I colloqui, condotti per mesi tra i principali collaboratori di Maduro e l’inviato statunitense Richard Grenell, miravano a ridurre le tensioni, secondo l’articolo. Sebbene siano stati fatti progressi in ambito economico, le due parti non sono riuscite a trovare un accordo sul futuro politico di Maduro, si legge nel rapporto.

 

Secondo il NYT, il Segretario di Stato americano Marco Rubio sarebbe stato il principale sostenitore della linea dura dell’amministrazione Trump per rimuovere Maduro.
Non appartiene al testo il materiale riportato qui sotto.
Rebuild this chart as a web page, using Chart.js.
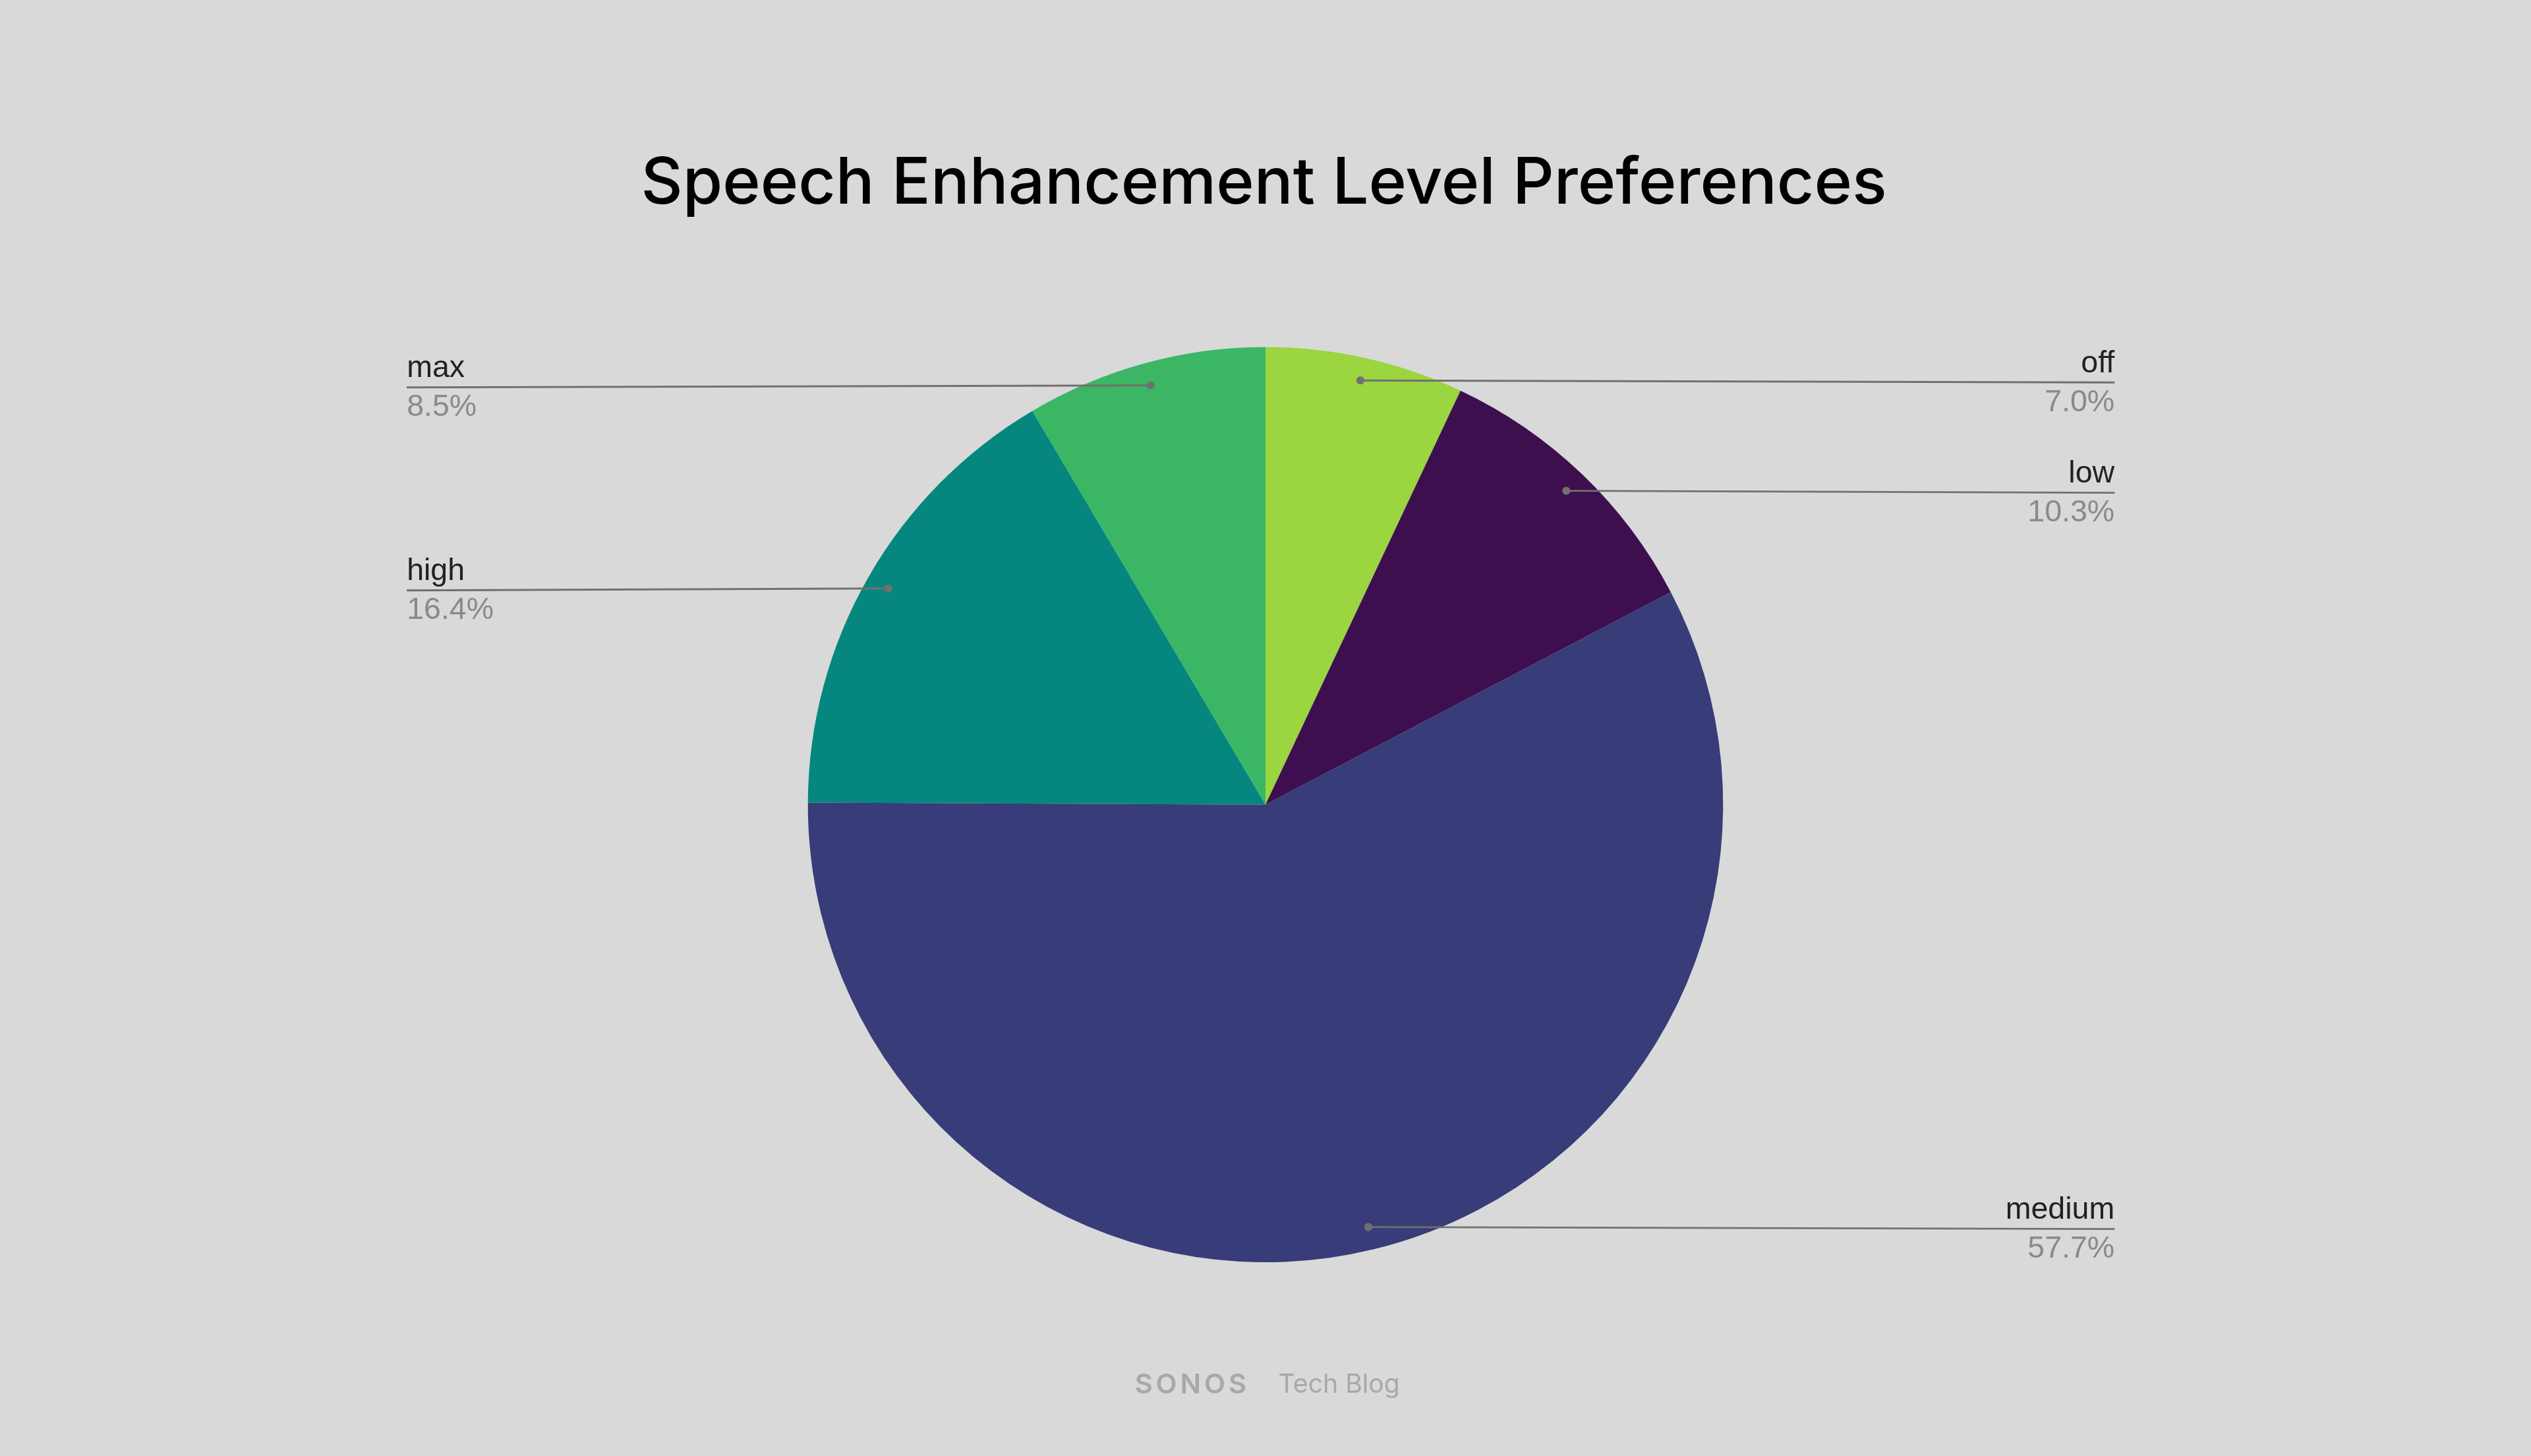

Si dice che Rubio sia scettico sull’approccio diplomatico di Grenell e abbia spinto per una posizione più rigida contro Caracas.

 

Un precedente articolo del quotidiano neoeboraceno riportava che Trump avesse ordinato l’interruzione dei colloqui con il Venezuela, «frustrato» dal rifiuto di Maduro di cedere volontariamente il potere. Il giornale suggeriva anche che gli Stati Uniti stessero pianificando una possibile escalation militare.

 

Nel frattempo, Maduro ha avvertito che il Venezuela entrerebbe in uno stato di «lotta armata» in caso di attacco, aumentando la prontezza militare in tutto il Paese.